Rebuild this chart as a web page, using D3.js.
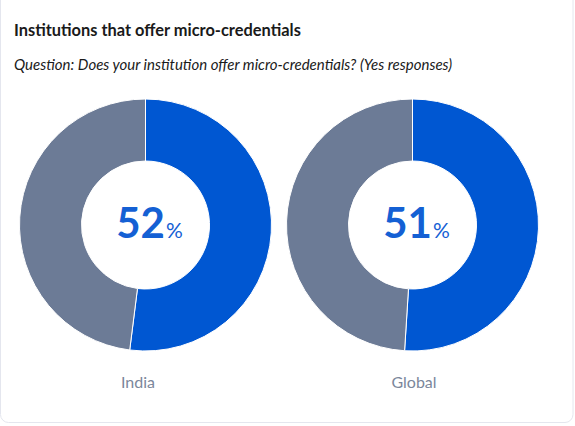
<!DOCTYPE html>
<html>
<head>
<meta charset="utf-8">
<script src="https://cdn.jsdelivr.net/npm/d3@7"></script>
<style>
  body { margin: 0; background: #fff; }
  svg { display: block; }
</style>
</head>
<body>
<script>
// chart data
const regions = ['India', 'Global']
const yesValues = [52, 51]
const sliceNames = ['Yes', 'Other']

const width = 575
const height = 426
const outerR = 126
const innerR = 64
const cy = 225

const colors = d3.scaleOrdinal()
  .domain(sliceNames)
  .range(['#0057d2', '#6c7b96'])

// center x of each donut
const xScale = d3.scalePoint()
  .domain(regions)
  .range([145.5, 412.5])

// the region names sit a little off the donut centers
const labelScale = d3.scalePoint()
  .domain(regions)
  .range([138, 414])

const svg = d3.select('body')
  .append('svg')
  .attr('width', width)
  .attr('height', height)

// card outline
svg.append('rect')
  .attr('x', 0.5)
  .attr('y', -20)
  .attr('width', 572.5)
  .attr('height', 442.5)
  .attr('rx', 8)
  .attr('fill', '#fff')
  .attr('stroke', '#e4e6ee')
  .attr('stroke-width', 1)

svg.append('text')
  .attr('x', 14)
  .attr('y', 36)
  .attr('font-family', 'Lato, sans-serif')
  .attr('font-weight', 'bold')
  .attr('font-size', '16.4px')
  .attr('fill', '#1a1a1a')
  .text('Institutions that offer micro-credentials')

svg.append('text')
  .attr('x', 14)
  .attr('y', 70)
  .attr('font-family', 'Lato, sans-serif')
  .attr('font-style', 'italic')
  .attr('font-size', '15px')
  .attr('fill', '#1a1a1a')
  .text('Question: Does your institution offer micro-credentials? (Yes responses)')

const pie = d3.pie().sort(null).value((d) => d.value)
const arc = d3.arc().innerRadius(innerR).outerRadius(outerR)

regions.forEach((region, i) => {
  const v = yesValues[i]
  const slices = pie([{ name: 'Yes', value: v }, { name: 'Other', value: 100 - v }])
  const g = svg.append('g')
    .attr('transform', 'translate(' + xScale(region) + ',' + cy + ')')

  g.selectAll('path')
    .data(slices)
    .enter()
    .append('path')
    .attr('d', arc)
    .attr('fill', (d) => colors(d.data.name))
    .attr('stroke', '#fff')
    .attr('stroke-width', 1)

  const label = g.append('text')
    .attr('x', 4)
    .attr('y', 13)
    .attr('text-anchor', 'middle')
    .attr('font-family', 'Lato, sans-serif')
    .attr('fill', '#1460d4')
  label.append('tspan')
    .attr('font-size', '42px')
    .attr('font-weight', 'bold')
    .text(v)
  label.append('tspan')
    .attr('font-size', '21px')
    .attr('dx', 1)
    .text('%')

  svg.append('text')
    .attr('x', labelScale(region))
    .attr('y', 388)
    .attr('text-anchor', 'middle')
    .attr('font-family', 'Lato, sans-serif')
    .attr('font-size', '16px')
    .attr('fill', '#7b879b')
    .text(region)
})
</script>
</body>
</html>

_ _ _ _ _ _ _

_INSTRUCTIONS TO FOLLOW_: Copy the whole listing above word for word but do not carry over the pictures.

_SOLUTION TO THIS PROBLEM_:
Rebuild this chart as a web page, using D3.js.
<!DOCTYPE html>
<html>
<head>
<meta charset="utf-8">
<script src="https://cdn.jsdelivr.net/npm/d3@7"></script>
<style>
  body { margin: 0; background: #fff; }
  svg { display: block; }
</style>
</head>
<body>
<script>
// chart data
const regions = ['India', 'Global']
const yesValues = [52, 51]
const sliceNames = ['Yes', 'Other']

const width = 575
const height = 426
const outerR = 126
const innerR = 64
const cy = 225

const colors = d3.scaleOrdinal()
  .domain(sliceNames)
  .range(['#0057d2', '#6c7b96'])

// center x of each donut
const xScale = d3.scalePoint()
  .domain(regions)
  .range([145.5, 412.5])

// the region names sit a little off the donut centers
const labelScale = d3.scalePoint()
  .domain(regions)
  .range([138, 414])

const svg = d3.select('body')
  .append('svg')
  .attr('width', width)
  .attr('height', height)

// card outline
svg.append('rect')
  .attr('x', 0.5)
  .attr('y', -20)
  .attr('width', 572.5)
  .attr('height', 442.5)
  .attr('rx', 8)
  .attr('fill', '#fff')
  .attr('stroke', '#e4e6ee')
  .attr('stroke-width', 1)

svg.append('text')
  .attr('x', 14)
  .attr('y', 36)
  .attr('font-family', 'Lato, sans-serif')
  .attr('font-weight', 'bold')
  .attr('font-size', '16.4px')
  .attr('fill', '#1a1a1a')
  .text('Institutions that offer micro-credentials')

svg.append('text')
  .attr('x', 14)
  .attr('y', 70)
  .attr('font-family', 'Lato, sans-serif')
  .attr('font-style', 'italic')
  .attr('font-size', '15px')
  .attr('fill', '#1a1a1a')
  .text('Question: Does your institution offer micro-credentials? (Yes responses)')

const pie = d3.pie().sort(null).value((d) => d.value)
const arc = d3.arc().innerRadius(innerR).outerRadius(outerR)

regions.forEach((region, i) => {
  const v = yesValues[i]
  const slices = pie([{ name: 'Yes', value: v }, { name: 'Other', value: 100 - v }])
  const g = svg.append('g')
    .attr('transform', 'translate(' + xScale(region) + ',' + cy + ')')

  g.selectAll('path')
    .data(slices)
    .enter()
    .append('path')
    .attr('d', arc)
    .attr('fill', (d) => colors(d.data.name))
    .attr('stroke', '#fff')
    .attr('stroke-width', 1)

  const label = g.append('text')
    .attr('x', 4)
    .attr('y', 13)
    .attr('text-anchor', 'middle')
    .attr('font-family', 'Lato, sans-serif')
    .attr('fill', '#1460d4')
  label.append('tspan')
    .attr('font-size', '42px')
    .attr('font-weight', 'bold')
    .text(v)
  label.append('tspan')
    .attr('font-size', '21px')
    .attr('dx', 1)
    .text('%')

  svg.append('text')
    .attr('x', labelScale(region))
    .attr('y', 388)
    .attr('text-anchor', 'middle')
    .attr('font-family', 'Lato, sans-serif')
    .attr('font-size', '16px')
    .attr('fill', '#7b879b')
    .text(region)
})
</script>
</body>
</html>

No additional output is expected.